Aly Ngouille Ndiaye désamorce la bombe
Les 1 976 familles victimes des démolitions du tracé de la troisième Voie de dégagement Nord (Vdn 03) ont décidé de suspendre leur mot de grève de la faim illimitée. La prouesse porte la signature de Aly Ngouille Ndiaye. Le ministre de l’Intérieur qui leur a accordé une visite hier les a convaincus de mettre un terme à leur diète. Le ministre de l’Intérieur, accompagné du maire de Tivaouane Peul, Papis Diop, du gouverneur Al Hassane Sall, a salué leur esprit de dépassement et leur a transmis les assurances du Président Sall.

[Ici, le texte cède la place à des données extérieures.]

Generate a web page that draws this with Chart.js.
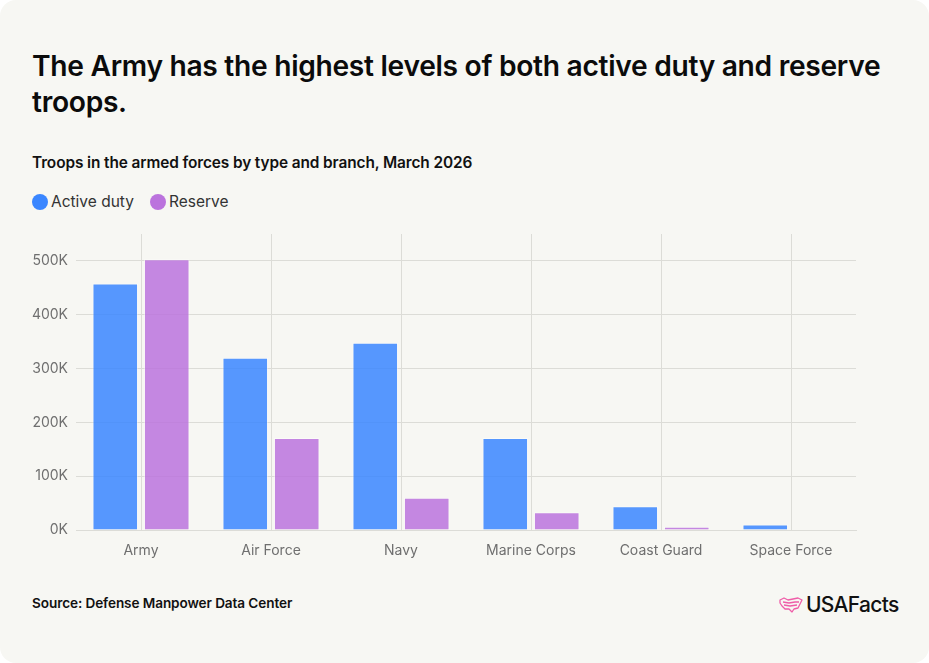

Des exploitants de l’or arrêtés à Saraya
La Subdivision des Douanes de Kédougou a mis la main sur une bande de 7 individus de nationalité étrangère à hauteur du village de Guémédié, commune de Médina Baffé, département de Saraya. Les prévenus s’adonnaient à une exploitation clandestine de minerais. Ils ont réussi à aménager un site d’orpaillage clandestin sur la berge de la Falémé, dans un triangle non loin des frontières avec la Guinée et le Mali. En effet, sous la supervision du chef de Subdivision, Mamadou Aliou Diallo, les agents de la brigade mobile de Kédougou ont mené avec tact et professionnalisme l’opération qui a duré de la nuit du jeudi au vendredi en milieu de journée dans le site d’exploitation dénommé Sekola. Ainsi le lieutenant Sandoh Marone et ses éléments ont saisi du matériel notamment une pelleteuse excavatrice et 18 dragues servant à l’exploitation d’or. Ils sont poursuivis pour importation en contrebande de machines, utilisation frauduleuse d’engins mécaniques et exploitation clandestine de minerais. Selon le service de communication des Douanes, la bande utilise des produits nocifs, ce qui constitue un réel danger pour l’environnement et les populations d’autant plus que lesdits produits se retrouvent dans les eaux du fleuve et dans les terres environnantes détériorant du coup leur qualité. Les 7 prévenus ont été déférés au parquet de Kédougou. L’enquête suit son cours.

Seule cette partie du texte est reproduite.